Across the entries below, how many lines contain the string "this"? Give only the count.

**TASK INPUTS:**
* start *

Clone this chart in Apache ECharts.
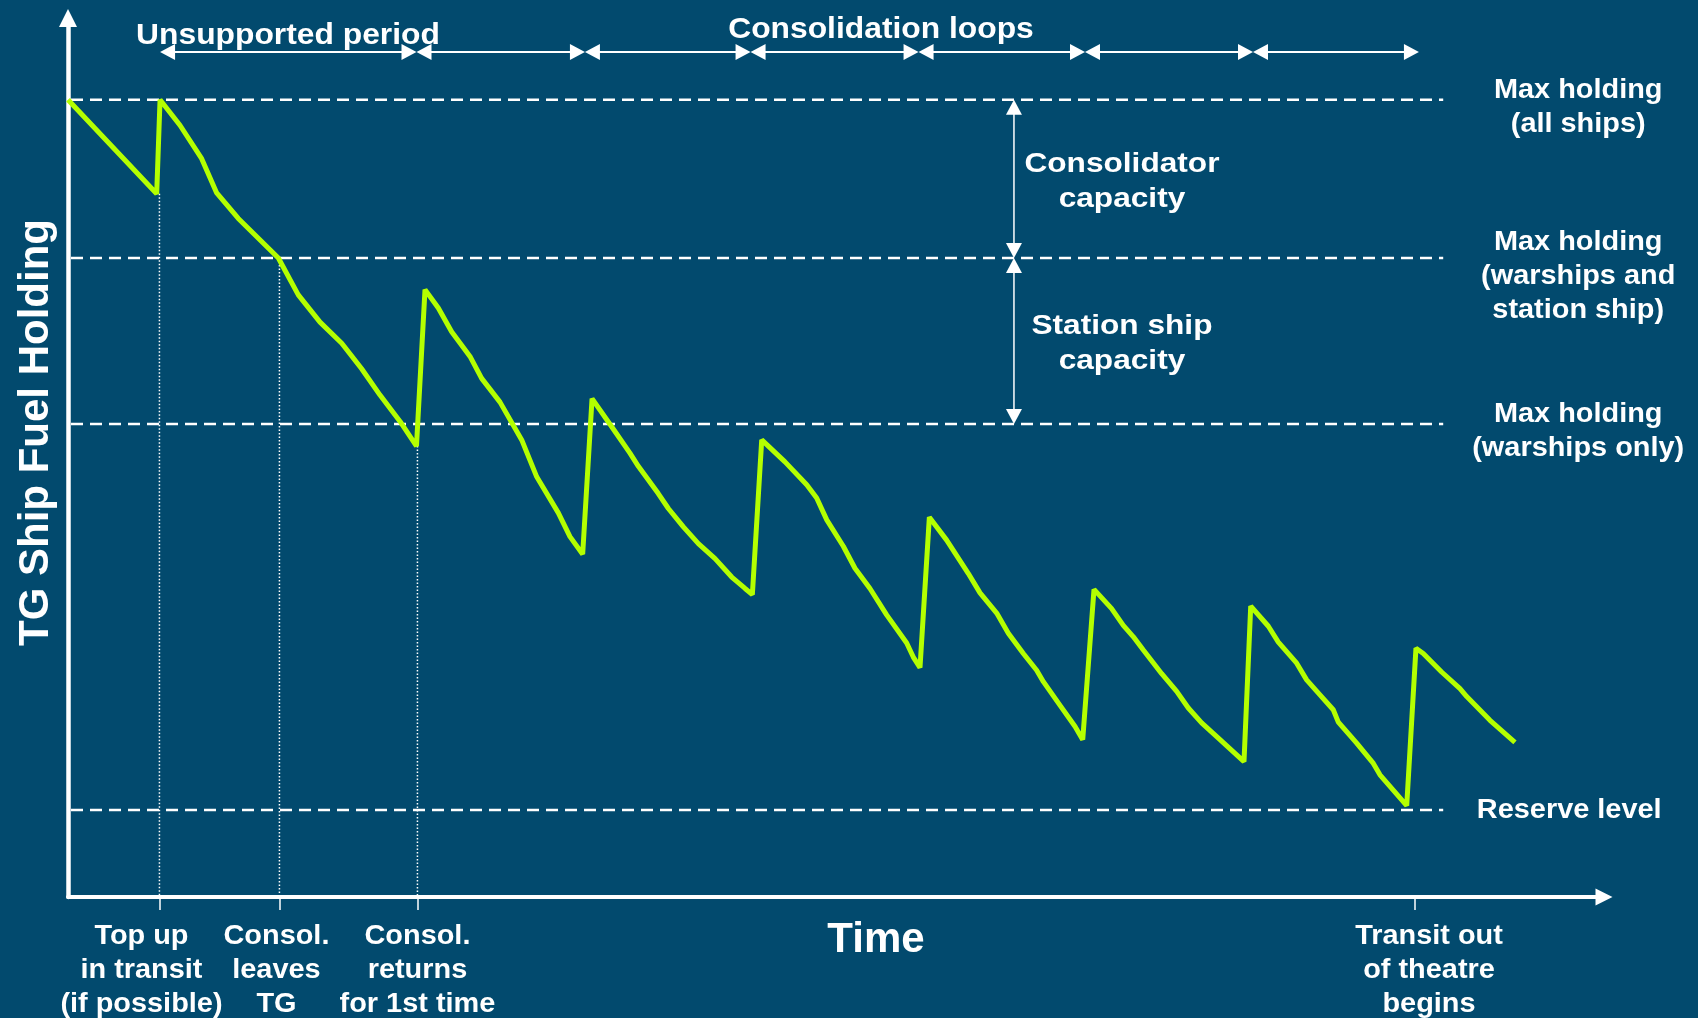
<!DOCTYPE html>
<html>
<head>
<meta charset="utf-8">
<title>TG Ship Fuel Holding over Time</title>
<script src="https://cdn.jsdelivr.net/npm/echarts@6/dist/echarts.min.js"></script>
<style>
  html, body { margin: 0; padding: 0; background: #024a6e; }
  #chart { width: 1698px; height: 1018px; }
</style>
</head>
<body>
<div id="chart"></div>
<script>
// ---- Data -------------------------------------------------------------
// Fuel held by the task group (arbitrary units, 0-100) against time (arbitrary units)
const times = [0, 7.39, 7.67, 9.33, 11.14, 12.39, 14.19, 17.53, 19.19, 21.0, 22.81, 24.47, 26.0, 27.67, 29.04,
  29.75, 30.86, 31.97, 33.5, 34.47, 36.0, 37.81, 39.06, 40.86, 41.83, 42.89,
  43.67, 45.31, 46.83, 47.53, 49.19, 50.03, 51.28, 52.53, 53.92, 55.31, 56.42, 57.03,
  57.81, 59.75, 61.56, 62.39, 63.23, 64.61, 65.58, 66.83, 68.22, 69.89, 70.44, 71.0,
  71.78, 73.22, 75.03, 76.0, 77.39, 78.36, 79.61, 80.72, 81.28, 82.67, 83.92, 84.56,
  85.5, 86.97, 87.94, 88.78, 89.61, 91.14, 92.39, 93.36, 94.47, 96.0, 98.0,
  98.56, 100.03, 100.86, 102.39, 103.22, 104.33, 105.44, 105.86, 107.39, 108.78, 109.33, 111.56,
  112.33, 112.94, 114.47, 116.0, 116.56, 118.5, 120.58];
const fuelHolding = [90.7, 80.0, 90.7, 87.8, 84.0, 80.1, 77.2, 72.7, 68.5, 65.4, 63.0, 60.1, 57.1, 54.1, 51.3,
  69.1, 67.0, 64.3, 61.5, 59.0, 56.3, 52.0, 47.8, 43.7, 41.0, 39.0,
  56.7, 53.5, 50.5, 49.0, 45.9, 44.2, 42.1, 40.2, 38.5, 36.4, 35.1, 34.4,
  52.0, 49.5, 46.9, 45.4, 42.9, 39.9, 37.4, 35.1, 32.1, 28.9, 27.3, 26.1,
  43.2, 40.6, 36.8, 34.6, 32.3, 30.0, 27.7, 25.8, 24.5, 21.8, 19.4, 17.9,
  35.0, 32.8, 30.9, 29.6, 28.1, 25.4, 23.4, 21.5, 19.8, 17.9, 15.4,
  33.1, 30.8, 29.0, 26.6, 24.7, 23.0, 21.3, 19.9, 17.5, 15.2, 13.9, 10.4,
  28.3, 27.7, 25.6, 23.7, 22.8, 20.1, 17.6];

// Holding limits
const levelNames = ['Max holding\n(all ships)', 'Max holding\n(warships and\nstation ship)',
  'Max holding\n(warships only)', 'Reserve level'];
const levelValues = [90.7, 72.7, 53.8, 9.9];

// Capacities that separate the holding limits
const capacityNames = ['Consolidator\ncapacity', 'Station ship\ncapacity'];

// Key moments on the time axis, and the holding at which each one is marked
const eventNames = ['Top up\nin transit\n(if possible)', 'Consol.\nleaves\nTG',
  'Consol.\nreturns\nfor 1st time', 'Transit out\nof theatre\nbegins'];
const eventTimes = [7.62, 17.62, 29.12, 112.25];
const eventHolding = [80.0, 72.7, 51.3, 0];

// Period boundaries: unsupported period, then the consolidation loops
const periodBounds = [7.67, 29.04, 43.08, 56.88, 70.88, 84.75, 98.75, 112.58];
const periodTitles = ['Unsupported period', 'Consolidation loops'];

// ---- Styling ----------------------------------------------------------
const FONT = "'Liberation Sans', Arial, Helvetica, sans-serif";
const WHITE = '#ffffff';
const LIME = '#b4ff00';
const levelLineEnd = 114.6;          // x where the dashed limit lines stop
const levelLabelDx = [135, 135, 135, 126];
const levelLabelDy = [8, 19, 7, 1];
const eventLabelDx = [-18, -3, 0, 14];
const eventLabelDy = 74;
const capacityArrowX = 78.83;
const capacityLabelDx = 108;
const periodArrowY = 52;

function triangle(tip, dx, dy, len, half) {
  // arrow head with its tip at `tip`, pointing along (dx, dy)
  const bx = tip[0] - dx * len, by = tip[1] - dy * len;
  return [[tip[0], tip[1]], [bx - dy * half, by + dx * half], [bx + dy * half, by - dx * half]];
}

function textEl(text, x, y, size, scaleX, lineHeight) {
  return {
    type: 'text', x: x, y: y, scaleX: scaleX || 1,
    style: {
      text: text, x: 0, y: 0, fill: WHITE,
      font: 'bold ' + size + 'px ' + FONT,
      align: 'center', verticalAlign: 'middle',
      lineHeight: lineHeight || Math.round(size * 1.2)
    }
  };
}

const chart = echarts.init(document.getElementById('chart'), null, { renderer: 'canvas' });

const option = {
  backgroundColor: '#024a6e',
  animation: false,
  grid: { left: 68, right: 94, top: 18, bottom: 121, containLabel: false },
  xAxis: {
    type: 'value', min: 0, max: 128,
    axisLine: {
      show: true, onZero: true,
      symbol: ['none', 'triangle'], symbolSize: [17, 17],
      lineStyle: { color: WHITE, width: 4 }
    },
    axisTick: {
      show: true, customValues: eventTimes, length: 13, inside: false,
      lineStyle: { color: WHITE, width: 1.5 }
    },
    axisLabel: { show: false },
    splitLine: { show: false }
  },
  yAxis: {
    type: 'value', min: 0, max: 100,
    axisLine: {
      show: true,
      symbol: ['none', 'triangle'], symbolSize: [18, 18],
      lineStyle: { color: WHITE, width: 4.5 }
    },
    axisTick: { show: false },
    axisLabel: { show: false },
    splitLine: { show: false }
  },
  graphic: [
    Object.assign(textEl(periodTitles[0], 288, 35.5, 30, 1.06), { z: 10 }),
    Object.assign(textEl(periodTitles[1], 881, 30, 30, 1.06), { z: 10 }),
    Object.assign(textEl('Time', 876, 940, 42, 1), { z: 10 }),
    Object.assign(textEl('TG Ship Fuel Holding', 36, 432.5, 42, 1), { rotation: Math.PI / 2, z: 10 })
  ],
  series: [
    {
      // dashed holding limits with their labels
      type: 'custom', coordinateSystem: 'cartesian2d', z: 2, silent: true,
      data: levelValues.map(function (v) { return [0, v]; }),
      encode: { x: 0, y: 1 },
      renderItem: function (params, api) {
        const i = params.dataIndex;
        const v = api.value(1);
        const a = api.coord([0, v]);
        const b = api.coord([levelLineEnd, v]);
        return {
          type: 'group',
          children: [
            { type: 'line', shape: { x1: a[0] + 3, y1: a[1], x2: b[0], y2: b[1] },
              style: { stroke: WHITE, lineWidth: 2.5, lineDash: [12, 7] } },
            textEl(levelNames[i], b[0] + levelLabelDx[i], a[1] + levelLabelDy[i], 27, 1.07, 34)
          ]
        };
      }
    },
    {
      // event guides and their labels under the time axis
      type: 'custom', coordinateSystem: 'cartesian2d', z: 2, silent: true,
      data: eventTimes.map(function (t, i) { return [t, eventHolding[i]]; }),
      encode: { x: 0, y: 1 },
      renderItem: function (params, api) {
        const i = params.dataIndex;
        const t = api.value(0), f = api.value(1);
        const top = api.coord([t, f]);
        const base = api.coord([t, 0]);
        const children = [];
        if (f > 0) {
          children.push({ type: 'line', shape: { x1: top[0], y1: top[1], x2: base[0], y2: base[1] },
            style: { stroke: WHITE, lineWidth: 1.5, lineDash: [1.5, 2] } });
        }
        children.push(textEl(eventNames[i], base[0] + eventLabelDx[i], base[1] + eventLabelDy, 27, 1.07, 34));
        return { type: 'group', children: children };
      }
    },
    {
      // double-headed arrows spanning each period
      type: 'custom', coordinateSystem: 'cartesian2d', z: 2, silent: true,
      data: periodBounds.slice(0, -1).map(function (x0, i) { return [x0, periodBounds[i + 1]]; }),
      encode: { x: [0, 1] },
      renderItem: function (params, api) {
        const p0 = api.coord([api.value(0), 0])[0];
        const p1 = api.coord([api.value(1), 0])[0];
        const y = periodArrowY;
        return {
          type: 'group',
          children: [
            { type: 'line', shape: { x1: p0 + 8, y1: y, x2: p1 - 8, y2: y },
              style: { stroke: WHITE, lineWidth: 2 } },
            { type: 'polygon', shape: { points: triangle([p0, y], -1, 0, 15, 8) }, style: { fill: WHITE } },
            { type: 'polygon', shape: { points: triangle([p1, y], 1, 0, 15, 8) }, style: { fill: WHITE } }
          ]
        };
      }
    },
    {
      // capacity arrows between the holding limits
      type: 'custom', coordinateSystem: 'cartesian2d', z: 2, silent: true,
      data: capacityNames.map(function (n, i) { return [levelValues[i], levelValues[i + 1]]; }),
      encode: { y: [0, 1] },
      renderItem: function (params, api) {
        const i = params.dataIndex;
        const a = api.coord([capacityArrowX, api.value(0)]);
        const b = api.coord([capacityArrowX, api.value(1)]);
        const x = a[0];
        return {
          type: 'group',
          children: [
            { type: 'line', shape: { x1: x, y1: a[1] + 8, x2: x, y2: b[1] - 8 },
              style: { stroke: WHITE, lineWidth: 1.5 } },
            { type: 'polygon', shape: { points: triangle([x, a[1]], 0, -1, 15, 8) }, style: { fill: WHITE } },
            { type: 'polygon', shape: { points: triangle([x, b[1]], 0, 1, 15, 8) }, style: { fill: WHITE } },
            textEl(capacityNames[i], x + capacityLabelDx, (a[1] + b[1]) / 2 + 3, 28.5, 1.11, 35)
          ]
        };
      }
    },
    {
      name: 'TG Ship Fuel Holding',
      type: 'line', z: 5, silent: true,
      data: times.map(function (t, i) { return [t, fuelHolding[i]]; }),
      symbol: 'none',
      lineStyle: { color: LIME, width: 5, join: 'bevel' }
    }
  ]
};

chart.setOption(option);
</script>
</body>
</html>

* end *
* start *

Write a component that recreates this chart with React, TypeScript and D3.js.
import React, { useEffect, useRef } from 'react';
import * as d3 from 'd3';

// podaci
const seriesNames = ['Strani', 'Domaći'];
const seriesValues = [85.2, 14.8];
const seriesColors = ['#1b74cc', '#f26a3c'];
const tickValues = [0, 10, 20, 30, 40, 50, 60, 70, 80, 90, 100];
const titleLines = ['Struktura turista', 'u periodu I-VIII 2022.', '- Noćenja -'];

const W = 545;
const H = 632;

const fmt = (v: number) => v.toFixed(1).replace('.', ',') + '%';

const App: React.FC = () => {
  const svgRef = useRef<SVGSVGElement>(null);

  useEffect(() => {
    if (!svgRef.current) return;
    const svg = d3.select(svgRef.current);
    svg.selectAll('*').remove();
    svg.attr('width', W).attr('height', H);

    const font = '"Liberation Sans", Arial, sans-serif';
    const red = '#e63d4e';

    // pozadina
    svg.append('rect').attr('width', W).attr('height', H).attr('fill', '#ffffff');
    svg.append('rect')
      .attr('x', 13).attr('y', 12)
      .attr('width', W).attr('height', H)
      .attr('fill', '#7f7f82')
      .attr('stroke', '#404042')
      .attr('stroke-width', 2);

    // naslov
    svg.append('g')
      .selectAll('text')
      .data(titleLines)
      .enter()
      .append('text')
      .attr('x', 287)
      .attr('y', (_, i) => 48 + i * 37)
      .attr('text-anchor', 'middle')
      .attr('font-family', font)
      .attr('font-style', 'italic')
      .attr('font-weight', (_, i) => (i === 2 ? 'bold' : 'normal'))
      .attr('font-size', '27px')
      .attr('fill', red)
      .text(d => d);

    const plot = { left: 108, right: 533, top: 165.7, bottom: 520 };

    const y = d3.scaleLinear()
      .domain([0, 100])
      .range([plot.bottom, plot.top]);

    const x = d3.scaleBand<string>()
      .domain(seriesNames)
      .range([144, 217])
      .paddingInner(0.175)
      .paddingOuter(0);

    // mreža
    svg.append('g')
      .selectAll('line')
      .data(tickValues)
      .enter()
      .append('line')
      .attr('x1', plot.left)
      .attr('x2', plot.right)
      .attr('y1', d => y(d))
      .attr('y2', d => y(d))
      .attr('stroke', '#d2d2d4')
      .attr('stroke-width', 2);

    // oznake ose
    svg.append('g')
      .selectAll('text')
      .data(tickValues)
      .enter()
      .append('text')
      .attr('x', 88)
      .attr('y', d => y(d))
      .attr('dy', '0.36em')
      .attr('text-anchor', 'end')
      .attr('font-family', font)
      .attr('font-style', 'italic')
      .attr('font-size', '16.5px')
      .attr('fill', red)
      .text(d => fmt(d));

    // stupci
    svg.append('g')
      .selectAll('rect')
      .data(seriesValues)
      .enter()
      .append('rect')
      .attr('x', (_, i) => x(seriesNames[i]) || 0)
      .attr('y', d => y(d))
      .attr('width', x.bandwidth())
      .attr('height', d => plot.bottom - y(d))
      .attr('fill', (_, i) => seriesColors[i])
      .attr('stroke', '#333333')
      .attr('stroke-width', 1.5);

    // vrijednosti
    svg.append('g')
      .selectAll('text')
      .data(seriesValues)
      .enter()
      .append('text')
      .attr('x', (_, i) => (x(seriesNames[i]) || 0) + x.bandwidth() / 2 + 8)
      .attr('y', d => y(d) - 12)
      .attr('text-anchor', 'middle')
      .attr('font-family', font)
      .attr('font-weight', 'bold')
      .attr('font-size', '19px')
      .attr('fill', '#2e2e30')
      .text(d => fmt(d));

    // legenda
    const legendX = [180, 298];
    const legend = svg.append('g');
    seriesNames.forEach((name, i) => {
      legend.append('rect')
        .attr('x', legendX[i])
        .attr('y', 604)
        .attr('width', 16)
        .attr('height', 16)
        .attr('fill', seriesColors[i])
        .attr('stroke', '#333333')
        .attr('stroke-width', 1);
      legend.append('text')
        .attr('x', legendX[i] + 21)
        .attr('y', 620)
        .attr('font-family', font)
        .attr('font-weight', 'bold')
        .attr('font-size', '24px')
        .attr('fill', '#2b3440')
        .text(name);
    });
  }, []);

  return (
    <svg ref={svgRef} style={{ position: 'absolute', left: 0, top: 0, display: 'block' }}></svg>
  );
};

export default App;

* end *
* start *

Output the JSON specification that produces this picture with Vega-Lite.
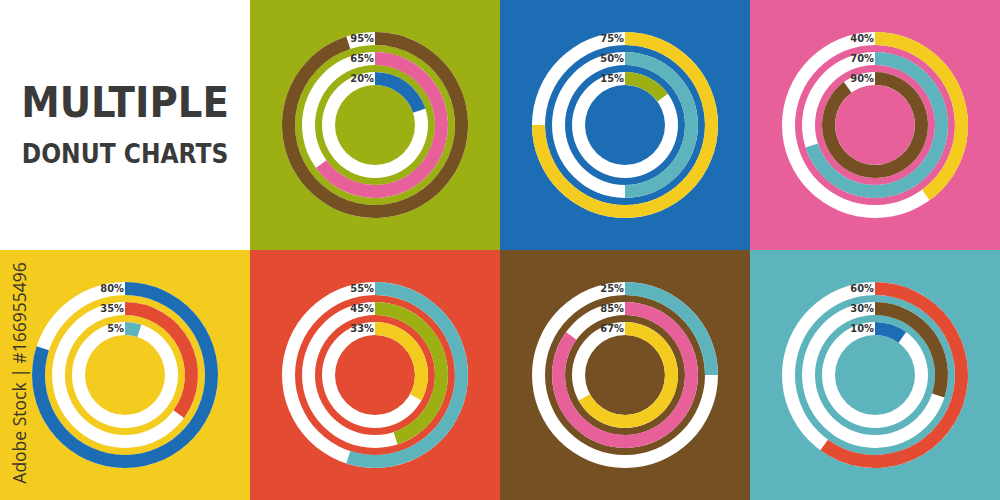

* end *

**RESULT:** 3